Sufficiency of The Indictment
The Fifth Circuit assessed the sufficiency of the indictment concerning the money laundering counts and concluded that it adequately informed Alford of the charges against him. The indictment outlined that Alford knowingly engaged in financial transactions involving proceeds from unlawful activities, specifically mail and wire fraud. Alford contended that the indictment lacked an essential element since it did not explicitly state that the financial transactions involved proceeds from specified unlawful activity. However, the court noted that Alford did not object to the indictment during the trial, which meant it would be read liberally. The court determined that the indictment contained sufficient details to inform Alford of the charges, and it addressed the necessary elements for the money laundering counts. Therefore, the court upheld the validity of the indictment.

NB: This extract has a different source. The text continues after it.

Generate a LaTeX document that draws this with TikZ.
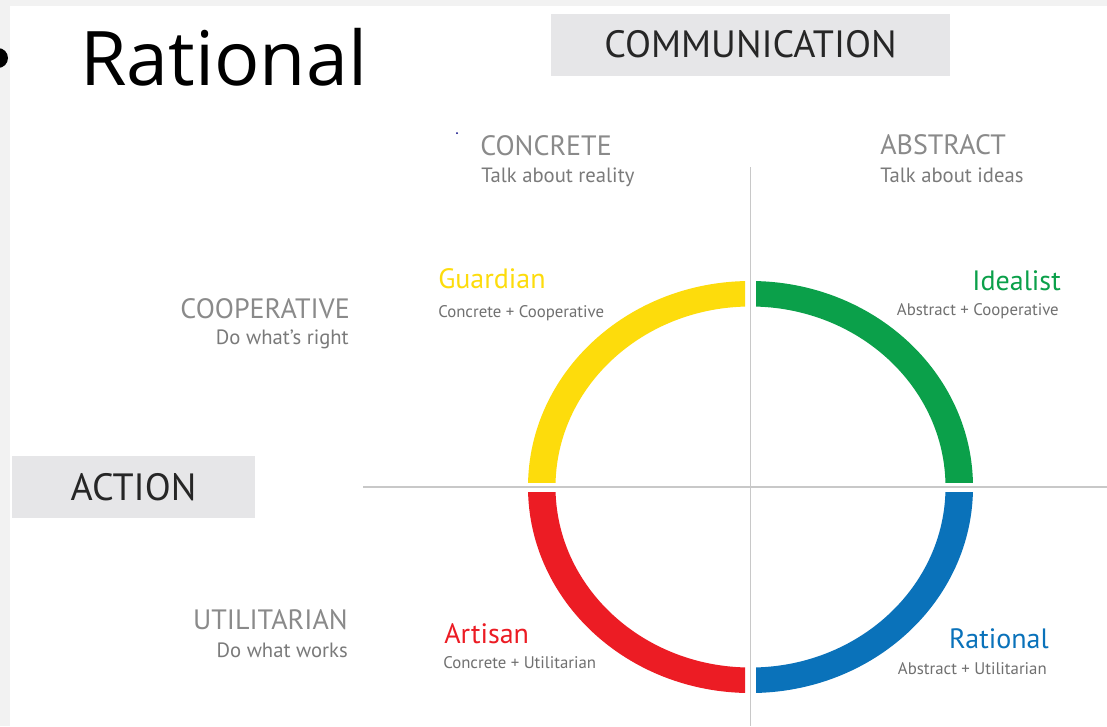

Sufficiency of The Evidence
In evaluating the sufficiency of the evidence for Alford's money laundering convictions, the Fifth Circuit adhered to the standard of viewing evidence in the light most favorable to the prosecution. The court highlighted that the government needed to prove that Alford knowingly conducted financial transactions that represented proceeds from unlawful activities. Evidence showed that Alford and Lampley conspired to inflate invoices, allowing them to misappropriate funds from investors. The court noted that the checks processed through Alford Oil's account were part of a scheme to conceal the illicit nature of the funds. Alford’s claims of insufficient evidence were countered by the clear connection between the transactions and the fraudulent scheme. Consequently, the court found that a reasonable jury could conclude that the financial transactions were intended to promote and conceal the proceeds of the fraud, thus affirming the conviction.
Unanimity of The Verdict
The Fifth Circuit addressed Alford's argument regarding the jury's lack of specific unanimity, concluding that it did not constitute plain error requiring reversal. Alford argued that the jury could have based its verdict on multiple theories under the money laundering statute, and a specific unanimity instruction was necessary to ensure jurors agreed on the same factual basis for their decision. However, the court noted that Alford's trial counsel did not object to the jury instructions, which meant the plain error standard applied. The court determined that the omission of a unanimity instruction did not rise to the level of a fundamental error that would result in a miscarriage of justice. Given the evidence supporting the jury's conviction, the court concluded that the jurors could reasonably have reached a consensus on the elements of the offense, further solidifying the validity of the conviction.